SHORT TASK →
Write out the whole listing again, exactly.

RAW DATA →
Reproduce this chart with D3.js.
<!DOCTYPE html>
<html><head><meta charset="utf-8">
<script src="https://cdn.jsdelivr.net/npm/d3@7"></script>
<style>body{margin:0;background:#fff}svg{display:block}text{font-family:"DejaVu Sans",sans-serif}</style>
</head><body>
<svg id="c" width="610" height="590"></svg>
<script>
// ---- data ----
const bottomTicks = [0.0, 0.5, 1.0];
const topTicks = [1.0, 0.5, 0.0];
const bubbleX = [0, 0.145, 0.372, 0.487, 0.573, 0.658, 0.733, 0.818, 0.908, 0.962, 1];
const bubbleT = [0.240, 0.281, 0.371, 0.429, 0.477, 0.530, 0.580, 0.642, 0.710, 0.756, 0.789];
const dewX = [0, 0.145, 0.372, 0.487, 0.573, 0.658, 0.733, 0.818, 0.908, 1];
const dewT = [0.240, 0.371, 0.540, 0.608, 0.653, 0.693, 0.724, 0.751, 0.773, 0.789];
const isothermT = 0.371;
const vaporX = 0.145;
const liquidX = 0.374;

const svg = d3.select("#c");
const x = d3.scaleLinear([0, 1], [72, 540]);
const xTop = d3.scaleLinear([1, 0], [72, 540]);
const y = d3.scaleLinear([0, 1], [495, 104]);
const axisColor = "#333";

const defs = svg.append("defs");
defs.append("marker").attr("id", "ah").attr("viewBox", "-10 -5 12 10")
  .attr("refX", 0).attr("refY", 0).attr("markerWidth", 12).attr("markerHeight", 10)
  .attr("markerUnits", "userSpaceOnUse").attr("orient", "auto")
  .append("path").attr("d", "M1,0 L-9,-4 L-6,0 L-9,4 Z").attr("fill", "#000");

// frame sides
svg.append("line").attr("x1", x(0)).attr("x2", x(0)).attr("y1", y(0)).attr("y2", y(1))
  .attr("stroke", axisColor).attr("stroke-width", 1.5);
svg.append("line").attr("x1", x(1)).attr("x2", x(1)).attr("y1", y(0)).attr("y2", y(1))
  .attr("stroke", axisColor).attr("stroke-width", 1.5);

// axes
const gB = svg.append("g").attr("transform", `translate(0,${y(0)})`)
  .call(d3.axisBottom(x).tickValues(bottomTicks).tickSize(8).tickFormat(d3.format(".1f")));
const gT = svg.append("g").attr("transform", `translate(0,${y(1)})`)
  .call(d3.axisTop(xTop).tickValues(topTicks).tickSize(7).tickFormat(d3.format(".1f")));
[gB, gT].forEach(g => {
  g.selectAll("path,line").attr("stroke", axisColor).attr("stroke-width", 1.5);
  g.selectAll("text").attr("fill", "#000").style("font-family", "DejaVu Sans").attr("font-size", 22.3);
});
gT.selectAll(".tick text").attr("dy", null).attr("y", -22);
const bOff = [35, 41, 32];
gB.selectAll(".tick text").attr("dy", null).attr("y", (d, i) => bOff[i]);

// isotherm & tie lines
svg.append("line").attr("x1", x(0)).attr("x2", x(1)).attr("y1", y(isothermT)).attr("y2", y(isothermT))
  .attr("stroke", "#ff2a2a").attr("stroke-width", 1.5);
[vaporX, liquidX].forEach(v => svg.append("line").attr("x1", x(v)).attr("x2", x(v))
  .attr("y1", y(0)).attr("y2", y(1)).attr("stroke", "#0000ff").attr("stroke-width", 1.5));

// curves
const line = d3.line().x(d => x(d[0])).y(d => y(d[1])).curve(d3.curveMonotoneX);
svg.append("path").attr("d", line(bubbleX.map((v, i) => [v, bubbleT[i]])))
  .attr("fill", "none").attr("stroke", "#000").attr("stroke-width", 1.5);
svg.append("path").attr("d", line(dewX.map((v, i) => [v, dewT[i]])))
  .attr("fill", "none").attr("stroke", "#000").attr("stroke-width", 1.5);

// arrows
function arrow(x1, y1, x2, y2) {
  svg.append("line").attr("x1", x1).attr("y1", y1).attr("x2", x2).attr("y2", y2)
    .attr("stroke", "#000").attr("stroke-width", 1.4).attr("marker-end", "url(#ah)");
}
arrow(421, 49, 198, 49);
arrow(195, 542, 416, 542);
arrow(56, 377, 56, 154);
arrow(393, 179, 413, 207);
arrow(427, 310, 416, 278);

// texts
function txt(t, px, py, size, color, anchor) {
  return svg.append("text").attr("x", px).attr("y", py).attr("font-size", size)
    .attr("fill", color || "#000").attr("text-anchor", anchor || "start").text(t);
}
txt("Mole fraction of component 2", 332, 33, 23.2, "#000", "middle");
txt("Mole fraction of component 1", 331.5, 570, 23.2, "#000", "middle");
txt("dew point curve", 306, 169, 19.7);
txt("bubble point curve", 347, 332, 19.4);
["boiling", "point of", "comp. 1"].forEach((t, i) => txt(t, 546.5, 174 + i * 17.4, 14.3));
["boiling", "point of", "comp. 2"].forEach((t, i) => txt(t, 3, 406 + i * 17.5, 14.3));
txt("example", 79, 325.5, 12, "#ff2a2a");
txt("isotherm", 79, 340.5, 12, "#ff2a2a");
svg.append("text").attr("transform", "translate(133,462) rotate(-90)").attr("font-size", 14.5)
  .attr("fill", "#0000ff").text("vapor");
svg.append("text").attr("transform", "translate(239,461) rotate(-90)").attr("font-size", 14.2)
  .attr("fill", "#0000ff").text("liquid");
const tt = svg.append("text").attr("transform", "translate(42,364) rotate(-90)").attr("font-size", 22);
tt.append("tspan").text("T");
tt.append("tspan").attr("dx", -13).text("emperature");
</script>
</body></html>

SOLUTION FOR THIS TASK →
Reproduce this chart with D3.js.
<!DOCTYPE html>
<html><head><meta charset="utf-8">
<script src="https://cdn.jsdelivr.net/npm/d3@7"></script>
<style>body{margin:0;background:#fff}svg{display:block}text{font-family:"DejaVu Sans",sans-serif}</style>
</head><body>
<svg id="c" width="610" height="590"></svg>
<script>
// ---- data ----
const bottomTicks = [0.0, 0.5, 1.0];
const topTicks = [1.0, 0.5, 0.0];
const bubbleX = [0, 0.145, 0.372, 0.487, 0.573, 0.658, 0.733, 0.818, 0.908, 0.962, 1];
const bubbleT = [0.240, 0.281, 0.371, 0.429, 0.477, 0.530, 0.580, 0.642, 0.710, 0.756, 0.789];
const dewX = [0, 0.145, 0.372, 0.487, 0.573, 0.658, 0.733, 0.818, 0.908, 1];
const dewT = [0.240, 0.371, 0.540, 0.608, 0.653, 0.693, 0.724, 0.751, 0.773, 0.789];
const isothermT = 0.371;
const vaporX = 0.145;
const liquidX = 0.374;

const svg = d3.select("#c");
const x = d3.scaleLinear([0, 1], [72, 540]);
const xTop = d3.scaleLinear([1, 0], [72, 540]);
const y = d3.scaleLinear([0, 1], [495, 104]);
const axisColor = "#333";

const defs = svg.append("defs");
defs.append("marker").attr("id", "ah").attr("viewBox", "-10 -5 12 10")
  .attr("refX", 0).attr("refY", 0).attr("markerWidth", 12).attr("markerHeight", 10)
  .attr("markerUnits", "userSpaceOnUse").attr("orient", "auto")
  .append("path").attr("d", "M1,0 L-9,-4 L-6,0 L-9,4 Z").attr("fill", "#000");

// frame sides
svg.append("line").attr("x1", x(0)).attr("x2", x(0)).attr("y1", y(0)).attr("y2", y(1))
  .attr("stroke", axisColor).attr("stroke-width", 1.5);
svg.append("line").attr("x1", x(1)).attr("x2", x(1)).attr("y1", y(0)).attr("y2", y(1))
  .attr("stroke", axisColor).attr("stroke-width", 1.5);

// axes
const gB = svg.append("g").attr("transform", `translate(0,${y(0)})`)
  .call(d3.axisBottom(x).tickValues(bottomTicks).tickSize(8).tickFormat(d3.format(".1f")));
const gT = svg.append("g").attr("transform", `translate(0,${y(1)})`)
  .call(d3.axisTop(xTop).tickValues(topTicks).tickSize(7).tickFormat(d3.format(".1f")));
[gB, gT].forEach(g => {
  g.selectAll("path,line").attr("stroke", axisColor).attr("stroke-width", 1.5);
  g.selectAll("text").attr("fill", "#000").style("font-family", "DejaVu Sans").attr("font-size", 22.3);
});
gT.selectAll(".tick text").attr("dy", null).attr("y", -22);
const bOff = [35, 41, 32];
gB.selectAll(".tick text").attr("dy", null).attr("y", (d, i) => bOff[i]);

// isotherm & tie lines
svg.append("line").attr("x1", x(0)).attr("x2", x(1)).attr("y1", y(isothermT)).attr("y2", y(isothermT))
  .attr("stroke", "#ff2a2a").attr("stroke-width", 1.5);
[vaporX, liquidX].forEach(v => svg.append("line").attr("x1", x(v)).attr("x2", x(v))
  .attr("y1", y(0)).attr("y2", y(1)).attr("stroke", "#0000ff").attr("stroke-width", 1.5));

// curves
const line = d3.line().x(d => x(d[0])).y(d => y(d[1])).curve(d3.curveMonotoneX);
svg.append("path").attr("d", line(bubbleX.map((v, i) => [v, bubbleT[i]])))
  .attr("fill", "none").attr("stroke", "#000").attr("stroke-width", 1.5);
svg.append("path").attr("d", line(dewX.map((v, i) => [v, dewT[i]])))
  .attr("fill", "none").attr("stroke", "#000").attr("stroke-width", 1.5);

// arrows
function arrow(x1, y1, x2, y2) {
  svg.append("line").attr("x1", x1).attr("y1", y1).attr("x2", x2).attr("y2", y2)
    .attr("stroke", "#000").attr("stroke-width", 1.4).attr("marker-end", "url(#ah)");
}
arrow(421, 49, 198, 49);
arrow(195, 542, 416, 542);
arrow(56, 377, 56, 154);
arrow(393, 179, 413, 207);
arrow(427, 310, 416, 278);

// texts
function txt(t, px, py, size, color, anchor) {
  return svg.append("text").attr("x", px).attr("y", py).attr("font-size", size)
    .attr("fill", color || "#000").attr("text-anchor", anchor || "start").text(t);
}
txt("Mole fraction of component 2", 332, 33, 23.2, "#000", "middle");
txt("Mole fraction of component 1", 331.5, 570, 23.2, "#000", "middle");
txt("dew point curve", 306, 169, 19.7);
txt("bubble point curve", 347, 332, 19.4);
["boiling", "point of", "comp. 1"].forEach((t, i) => txt(t, 546.5, 174 + i * 17.4, 14.3));
["boiling", "point of", "comp. 2"].forEach((t, i) => txt(t, 3, 406 + i * 17.5, 14.3));
txt("example", 79, 325.5, 12, "#ff2a2a");
txt("isotherm", 79, 340.5, 12, "#ff2a2a");
svg.append("text").attr("transform", "translate(133,462) rotate(-90)").attr("font-size", 14.5)
  .attr("fill", "#0000ff").text("vapor");
svg.append("text").attr("transform", "translate(239,461) rotate(-90)").attr("font-size", 14.2)
  .attr("fill", "#0000ff").text("liquid");
const tt = svg.append("text").attr("transform", "translate(42,364) rotate(-90)").attr("font-size", 22);
tt.append("tspan").text("T");
tt.append("tspan").attr("dx", -13).text("emperature");
</script>
</body></html>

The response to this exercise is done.